Search the material below for the string "code" and list each line that holds it.
### Records provided
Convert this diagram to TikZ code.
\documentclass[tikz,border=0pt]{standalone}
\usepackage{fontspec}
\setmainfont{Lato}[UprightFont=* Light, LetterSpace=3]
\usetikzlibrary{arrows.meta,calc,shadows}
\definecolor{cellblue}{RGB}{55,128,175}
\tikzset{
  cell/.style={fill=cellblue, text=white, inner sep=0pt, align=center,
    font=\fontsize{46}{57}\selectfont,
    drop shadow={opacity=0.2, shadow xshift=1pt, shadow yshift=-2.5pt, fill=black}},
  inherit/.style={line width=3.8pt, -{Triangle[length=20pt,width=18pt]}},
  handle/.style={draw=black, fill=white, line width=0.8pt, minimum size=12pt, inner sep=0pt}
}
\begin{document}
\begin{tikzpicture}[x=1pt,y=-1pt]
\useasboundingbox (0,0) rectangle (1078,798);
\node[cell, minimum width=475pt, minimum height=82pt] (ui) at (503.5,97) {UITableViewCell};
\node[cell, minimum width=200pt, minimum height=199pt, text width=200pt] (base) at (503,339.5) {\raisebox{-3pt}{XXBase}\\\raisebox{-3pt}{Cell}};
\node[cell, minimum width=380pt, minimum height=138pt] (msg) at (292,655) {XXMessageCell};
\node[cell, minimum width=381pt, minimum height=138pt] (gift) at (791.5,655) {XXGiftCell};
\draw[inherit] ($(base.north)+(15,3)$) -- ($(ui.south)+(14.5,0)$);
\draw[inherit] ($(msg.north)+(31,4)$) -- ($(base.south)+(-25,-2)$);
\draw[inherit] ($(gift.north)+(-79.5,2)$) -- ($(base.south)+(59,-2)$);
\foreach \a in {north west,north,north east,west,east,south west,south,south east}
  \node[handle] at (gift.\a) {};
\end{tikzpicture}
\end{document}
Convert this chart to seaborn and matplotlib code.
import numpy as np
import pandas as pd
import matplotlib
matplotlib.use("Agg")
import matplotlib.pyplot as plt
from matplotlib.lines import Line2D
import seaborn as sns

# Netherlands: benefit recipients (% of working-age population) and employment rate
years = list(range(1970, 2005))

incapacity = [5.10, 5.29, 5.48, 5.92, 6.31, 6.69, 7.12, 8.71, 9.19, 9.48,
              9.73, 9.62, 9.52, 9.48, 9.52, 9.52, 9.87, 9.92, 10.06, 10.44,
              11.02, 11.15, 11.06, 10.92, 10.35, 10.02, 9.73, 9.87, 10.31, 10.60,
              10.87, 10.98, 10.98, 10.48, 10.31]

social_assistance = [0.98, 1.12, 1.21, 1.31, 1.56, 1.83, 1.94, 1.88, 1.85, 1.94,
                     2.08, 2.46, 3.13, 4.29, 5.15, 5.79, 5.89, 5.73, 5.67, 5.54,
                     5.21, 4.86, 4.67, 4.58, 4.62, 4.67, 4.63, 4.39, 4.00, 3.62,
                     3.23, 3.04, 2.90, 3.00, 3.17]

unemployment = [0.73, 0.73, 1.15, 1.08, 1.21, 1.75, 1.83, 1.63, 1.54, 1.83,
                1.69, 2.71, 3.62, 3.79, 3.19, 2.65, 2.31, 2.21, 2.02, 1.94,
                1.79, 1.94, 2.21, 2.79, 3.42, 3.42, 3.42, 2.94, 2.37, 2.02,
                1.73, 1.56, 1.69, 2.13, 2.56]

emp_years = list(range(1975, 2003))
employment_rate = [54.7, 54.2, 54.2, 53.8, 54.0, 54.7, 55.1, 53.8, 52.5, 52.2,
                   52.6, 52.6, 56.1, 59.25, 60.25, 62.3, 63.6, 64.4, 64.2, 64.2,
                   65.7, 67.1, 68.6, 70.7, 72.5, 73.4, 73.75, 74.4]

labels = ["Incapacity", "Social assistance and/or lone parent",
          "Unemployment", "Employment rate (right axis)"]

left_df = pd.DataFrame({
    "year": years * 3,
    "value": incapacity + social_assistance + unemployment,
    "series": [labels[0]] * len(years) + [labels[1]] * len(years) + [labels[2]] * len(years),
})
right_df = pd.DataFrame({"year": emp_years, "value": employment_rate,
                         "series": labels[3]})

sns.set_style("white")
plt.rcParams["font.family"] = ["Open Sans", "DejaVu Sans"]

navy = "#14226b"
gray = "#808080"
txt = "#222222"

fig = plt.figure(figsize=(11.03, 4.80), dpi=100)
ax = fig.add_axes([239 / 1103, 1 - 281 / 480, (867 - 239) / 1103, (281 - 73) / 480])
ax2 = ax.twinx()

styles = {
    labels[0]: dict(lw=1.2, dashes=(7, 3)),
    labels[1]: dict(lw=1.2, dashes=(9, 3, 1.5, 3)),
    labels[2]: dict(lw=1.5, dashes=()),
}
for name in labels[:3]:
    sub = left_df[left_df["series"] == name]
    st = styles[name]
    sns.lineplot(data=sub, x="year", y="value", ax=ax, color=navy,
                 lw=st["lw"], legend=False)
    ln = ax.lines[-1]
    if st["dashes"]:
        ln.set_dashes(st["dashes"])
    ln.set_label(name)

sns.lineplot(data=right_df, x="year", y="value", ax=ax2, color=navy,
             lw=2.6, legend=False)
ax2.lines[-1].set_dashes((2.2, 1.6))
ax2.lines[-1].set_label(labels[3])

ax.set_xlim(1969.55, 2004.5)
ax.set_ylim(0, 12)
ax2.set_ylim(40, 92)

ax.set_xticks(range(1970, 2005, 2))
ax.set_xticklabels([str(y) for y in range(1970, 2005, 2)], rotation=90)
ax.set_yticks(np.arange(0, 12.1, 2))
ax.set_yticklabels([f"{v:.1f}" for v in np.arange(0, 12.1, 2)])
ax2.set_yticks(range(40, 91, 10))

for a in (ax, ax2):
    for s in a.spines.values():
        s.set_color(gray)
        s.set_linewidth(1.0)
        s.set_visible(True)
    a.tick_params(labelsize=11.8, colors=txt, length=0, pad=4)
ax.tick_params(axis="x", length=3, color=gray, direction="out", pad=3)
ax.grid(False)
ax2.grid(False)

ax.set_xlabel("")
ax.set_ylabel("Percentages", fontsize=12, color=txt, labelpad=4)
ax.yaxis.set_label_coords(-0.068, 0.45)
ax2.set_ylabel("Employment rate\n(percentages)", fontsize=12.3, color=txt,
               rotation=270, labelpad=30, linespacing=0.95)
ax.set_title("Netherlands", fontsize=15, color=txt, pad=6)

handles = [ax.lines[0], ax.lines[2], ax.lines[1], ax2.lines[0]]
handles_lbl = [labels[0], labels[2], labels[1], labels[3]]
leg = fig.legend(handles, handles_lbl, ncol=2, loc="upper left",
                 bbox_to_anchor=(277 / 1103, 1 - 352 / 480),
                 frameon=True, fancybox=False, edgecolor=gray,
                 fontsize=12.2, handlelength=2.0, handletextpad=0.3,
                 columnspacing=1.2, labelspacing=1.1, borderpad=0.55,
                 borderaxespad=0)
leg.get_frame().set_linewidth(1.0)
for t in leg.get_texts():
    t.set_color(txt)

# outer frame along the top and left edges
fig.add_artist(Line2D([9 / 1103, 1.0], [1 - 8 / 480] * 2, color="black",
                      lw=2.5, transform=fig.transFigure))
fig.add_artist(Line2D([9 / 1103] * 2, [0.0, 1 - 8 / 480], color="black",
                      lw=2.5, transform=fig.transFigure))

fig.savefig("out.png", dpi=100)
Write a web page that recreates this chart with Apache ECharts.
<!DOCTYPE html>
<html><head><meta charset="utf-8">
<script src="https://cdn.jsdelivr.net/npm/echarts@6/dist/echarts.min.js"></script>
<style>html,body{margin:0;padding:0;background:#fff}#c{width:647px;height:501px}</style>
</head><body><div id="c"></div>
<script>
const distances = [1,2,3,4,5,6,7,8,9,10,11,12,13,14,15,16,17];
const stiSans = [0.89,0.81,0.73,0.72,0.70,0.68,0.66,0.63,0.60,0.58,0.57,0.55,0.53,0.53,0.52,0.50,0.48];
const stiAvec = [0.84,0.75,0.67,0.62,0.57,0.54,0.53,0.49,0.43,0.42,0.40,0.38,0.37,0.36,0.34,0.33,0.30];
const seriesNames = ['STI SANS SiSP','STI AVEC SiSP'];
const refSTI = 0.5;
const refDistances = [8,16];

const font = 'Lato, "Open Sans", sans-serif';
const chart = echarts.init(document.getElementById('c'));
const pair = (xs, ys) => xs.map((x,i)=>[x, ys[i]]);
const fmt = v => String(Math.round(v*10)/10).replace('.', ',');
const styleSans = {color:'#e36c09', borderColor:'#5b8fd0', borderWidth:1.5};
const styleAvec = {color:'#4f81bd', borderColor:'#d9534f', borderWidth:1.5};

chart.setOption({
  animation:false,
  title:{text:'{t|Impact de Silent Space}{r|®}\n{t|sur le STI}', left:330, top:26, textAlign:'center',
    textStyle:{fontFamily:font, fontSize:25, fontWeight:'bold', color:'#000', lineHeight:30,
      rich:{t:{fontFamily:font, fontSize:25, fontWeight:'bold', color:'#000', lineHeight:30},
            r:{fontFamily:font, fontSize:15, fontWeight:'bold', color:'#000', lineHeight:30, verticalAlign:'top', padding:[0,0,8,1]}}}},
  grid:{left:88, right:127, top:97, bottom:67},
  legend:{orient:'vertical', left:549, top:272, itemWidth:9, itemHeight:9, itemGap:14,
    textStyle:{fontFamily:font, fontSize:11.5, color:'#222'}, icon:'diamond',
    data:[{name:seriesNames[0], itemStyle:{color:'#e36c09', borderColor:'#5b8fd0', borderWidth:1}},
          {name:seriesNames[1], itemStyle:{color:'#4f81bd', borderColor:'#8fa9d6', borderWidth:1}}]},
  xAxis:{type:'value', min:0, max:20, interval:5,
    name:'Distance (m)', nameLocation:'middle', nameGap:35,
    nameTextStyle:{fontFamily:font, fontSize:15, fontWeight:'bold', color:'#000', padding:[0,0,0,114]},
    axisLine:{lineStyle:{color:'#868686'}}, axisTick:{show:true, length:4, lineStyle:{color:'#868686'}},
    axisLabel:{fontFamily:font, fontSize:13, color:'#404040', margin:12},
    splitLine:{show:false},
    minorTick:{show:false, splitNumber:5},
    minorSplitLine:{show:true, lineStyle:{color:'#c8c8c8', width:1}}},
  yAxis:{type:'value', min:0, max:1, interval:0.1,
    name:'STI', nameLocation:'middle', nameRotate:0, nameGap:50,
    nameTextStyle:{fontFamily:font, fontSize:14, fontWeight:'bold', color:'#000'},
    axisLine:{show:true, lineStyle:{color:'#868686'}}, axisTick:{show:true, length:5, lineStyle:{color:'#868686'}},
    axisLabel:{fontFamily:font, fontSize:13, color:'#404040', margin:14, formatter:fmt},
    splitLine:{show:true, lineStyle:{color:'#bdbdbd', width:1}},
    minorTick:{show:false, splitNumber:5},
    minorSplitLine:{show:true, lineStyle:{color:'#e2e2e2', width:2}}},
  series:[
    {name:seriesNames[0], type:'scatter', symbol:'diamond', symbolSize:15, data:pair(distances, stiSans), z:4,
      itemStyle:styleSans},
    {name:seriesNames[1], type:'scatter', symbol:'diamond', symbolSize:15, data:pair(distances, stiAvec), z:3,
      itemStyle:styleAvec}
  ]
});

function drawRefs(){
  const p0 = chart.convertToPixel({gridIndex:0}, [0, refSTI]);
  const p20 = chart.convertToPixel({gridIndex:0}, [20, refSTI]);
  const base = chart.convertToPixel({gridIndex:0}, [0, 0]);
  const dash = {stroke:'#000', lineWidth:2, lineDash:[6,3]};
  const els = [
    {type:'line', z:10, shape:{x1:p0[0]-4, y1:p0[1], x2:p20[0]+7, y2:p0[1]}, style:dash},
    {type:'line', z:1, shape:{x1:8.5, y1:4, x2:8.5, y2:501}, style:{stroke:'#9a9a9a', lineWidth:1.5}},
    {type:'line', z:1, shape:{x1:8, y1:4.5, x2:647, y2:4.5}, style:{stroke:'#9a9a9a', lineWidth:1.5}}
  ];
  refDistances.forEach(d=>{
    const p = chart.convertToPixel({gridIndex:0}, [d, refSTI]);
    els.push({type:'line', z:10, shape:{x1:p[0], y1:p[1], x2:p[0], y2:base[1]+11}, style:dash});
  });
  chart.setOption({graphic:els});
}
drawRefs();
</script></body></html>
######
▶ **Output of the exercise**:
Convert this diagram to TikZ code.
Convert this chart to seaborn and matplotlib code.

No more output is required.